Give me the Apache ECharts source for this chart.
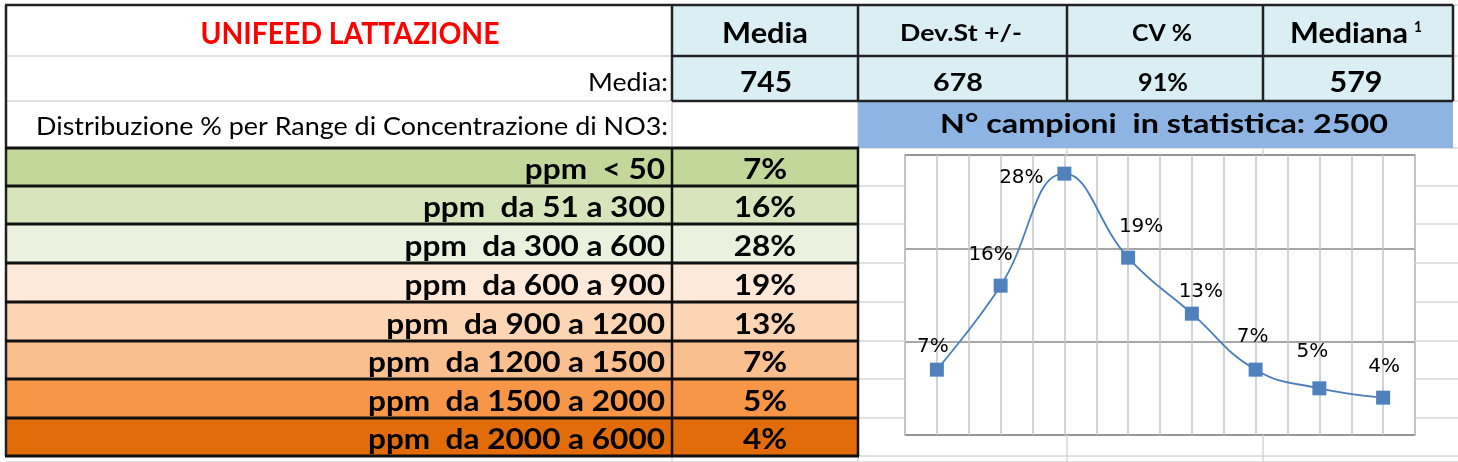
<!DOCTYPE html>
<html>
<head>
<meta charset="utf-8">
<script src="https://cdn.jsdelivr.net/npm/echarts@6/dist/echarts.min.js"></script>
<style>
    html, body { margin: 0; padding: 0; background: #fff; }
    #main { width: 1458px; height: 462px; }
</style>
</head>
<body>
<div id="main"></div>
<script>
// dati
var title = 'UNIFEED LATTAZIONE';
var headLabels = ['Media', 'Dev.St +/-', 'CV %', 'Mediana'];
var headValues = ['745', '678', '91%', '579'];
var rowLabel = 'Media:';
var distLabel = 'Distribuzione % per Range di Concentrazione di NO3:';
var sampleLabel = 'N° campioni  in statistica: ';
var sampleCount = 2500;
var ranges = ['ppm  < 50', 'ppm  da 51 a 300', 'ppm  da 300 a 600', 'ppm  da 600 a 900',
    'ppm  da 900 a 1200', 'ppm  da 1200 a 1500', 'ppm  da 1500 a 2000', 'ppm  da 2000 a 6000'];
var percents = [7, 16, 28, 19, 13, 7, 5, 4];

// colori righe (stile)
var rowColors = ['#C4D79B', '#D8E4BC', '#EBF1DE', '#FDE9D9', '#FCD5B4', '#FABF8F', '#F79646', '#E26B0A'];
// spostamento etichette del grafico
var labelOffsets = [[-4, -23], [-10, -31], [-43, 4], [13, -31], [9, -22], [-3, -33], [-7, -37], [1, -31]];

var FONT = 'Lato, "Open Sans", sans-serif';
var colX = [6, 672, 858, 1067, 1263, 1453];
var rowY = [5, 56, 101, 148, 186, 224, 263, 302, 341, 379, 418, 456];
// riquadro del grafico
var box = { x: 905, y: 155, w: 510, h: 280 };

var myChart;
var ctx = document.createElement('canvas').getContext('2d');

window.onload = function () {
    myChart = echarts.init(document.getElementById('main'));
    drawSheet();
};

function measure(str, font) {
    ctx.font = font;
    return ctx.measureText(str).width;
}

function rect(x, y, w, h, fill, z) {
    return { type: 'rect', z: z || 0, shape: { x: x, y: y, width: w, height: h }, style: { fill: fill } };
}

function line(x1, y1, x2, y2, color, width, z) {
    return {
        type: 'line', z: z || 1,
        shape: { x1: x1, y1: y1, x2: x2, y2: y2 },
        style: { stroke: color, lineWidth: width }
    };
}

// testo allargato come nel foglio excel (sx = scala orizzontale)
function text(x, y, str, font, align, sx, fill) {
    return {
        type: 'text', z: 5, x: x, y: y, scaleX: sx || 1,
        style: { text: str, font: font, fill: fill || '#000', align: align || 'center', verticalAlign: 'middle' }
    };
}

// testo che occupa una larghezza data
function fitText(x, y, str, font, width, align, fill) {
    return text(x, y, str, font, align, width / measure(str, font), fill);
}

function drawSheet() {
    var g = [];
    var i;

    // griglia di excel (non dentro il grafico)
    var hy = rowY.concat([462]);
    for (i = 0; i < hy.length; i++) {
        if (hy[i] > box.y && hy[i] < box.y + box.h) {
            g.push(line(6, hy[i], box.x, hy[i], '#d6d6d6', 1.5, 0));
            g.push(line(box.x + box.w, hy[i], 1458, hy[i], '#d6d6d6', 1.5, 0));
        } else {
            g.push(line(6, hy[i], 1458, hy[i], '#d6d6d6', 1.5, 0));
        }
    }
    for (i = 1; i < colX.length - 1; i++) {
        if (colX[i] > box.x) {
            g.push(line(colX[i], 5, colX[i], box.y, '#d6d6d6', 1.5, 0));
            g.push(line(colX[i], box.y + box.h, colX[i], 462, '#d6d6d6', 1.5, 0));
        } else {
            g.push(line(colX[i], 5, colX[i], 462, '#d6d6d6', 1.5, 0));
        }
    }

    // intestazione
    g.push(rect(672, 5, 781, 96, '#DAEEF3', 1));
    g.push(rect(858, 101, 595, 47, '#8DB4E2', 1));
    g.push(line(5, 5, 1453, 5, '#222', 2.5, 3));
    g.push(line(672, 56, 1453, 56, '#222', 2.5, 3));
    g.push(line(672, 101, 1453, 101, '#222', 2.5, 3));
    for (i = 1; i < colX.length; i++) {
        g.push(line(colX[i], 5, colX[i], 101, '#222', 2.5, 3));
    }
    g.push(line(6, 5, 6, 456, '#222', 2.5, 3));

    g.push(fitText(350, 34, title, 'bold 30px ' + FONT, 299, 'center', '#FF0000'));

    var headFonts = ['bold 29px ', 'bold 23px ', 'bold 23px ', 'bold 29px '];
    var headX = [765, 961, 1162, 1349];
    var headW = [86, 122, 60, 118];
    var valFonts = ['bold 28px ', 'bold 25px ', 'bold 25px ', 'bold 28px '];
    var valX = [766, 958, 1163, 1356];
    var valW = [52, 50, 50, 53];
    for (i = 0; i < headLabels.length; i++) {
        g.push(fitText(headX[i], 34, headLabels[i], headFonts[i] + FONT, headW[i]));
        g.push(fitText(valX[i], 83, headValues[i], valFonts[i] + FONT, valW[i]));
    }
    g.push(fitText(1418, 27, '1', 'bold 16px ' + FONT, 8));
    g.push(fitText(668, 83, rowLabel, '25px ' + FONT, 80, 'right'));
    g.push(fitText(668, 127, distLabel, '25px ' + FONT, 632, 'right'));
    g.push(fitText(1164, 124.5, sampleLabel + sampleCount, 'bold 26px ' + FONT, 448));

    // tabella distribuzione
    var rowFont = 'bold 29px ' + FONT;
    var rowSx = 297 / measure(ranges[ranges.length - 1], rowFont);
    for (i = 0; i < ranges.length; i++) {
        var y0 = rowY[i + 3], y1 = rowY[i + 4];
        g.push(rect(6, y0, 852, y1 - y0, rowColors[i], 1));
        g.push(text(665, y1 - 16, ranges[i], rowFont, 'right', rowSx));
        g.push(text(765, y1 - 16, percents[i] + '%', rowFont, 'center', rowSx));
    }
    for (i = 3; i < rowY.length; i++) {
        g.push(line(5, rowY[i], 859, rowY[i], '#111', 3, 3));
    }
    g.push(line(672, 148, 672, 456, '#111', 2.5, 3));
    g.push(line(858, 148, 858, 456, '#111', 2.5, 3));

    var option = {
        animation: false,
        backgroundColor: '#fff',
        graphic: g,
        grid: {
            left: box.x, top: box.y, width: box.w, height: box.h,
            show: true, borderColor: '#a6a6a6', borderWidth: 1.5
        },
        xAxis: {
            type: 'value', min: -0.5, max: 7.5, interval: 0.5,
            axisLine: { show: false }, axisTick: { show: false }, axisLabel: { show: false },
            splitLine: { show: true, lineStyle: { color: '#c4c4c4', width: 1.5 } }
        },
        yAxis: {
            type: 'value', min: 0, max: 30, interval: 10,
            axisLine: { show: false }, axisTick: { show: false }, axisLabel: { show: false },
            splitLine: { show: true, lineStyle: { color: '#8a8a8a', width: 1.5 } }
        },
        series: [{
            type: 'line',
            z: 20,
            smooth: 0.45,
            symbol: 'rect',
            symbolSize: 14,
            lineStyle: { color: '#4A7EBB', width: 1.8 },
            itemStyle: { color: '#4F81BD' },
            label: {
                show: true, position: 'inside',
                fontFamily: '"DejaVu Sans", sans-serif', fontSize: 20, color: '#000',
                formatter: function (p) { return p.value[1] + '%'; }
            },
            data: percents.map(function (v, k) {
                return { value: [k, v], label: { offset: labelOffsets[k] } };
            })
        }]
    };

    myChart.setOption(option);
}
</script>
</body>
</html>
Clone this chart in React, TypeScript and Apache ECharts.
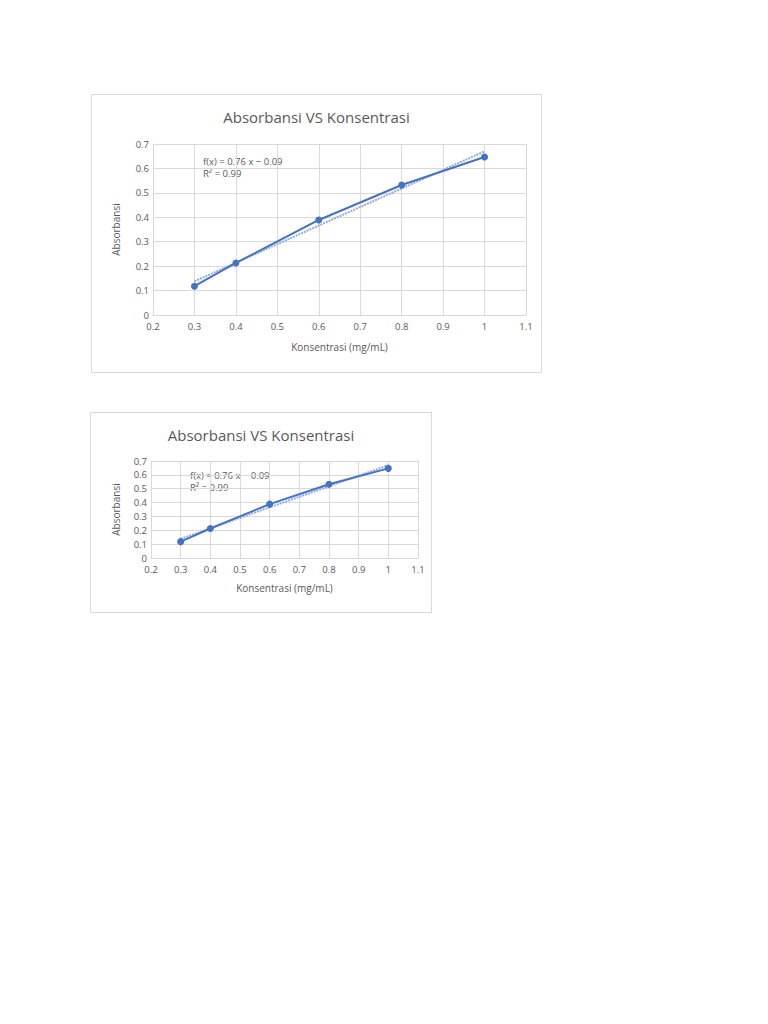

• • •

What you need to do:
Using the records above, pull out each line where the word "Apache" occurs.

Complete response:
Give me the Apache ECharts source for this chart.
Clone this chart in React, TypeScript and Apache ECharts.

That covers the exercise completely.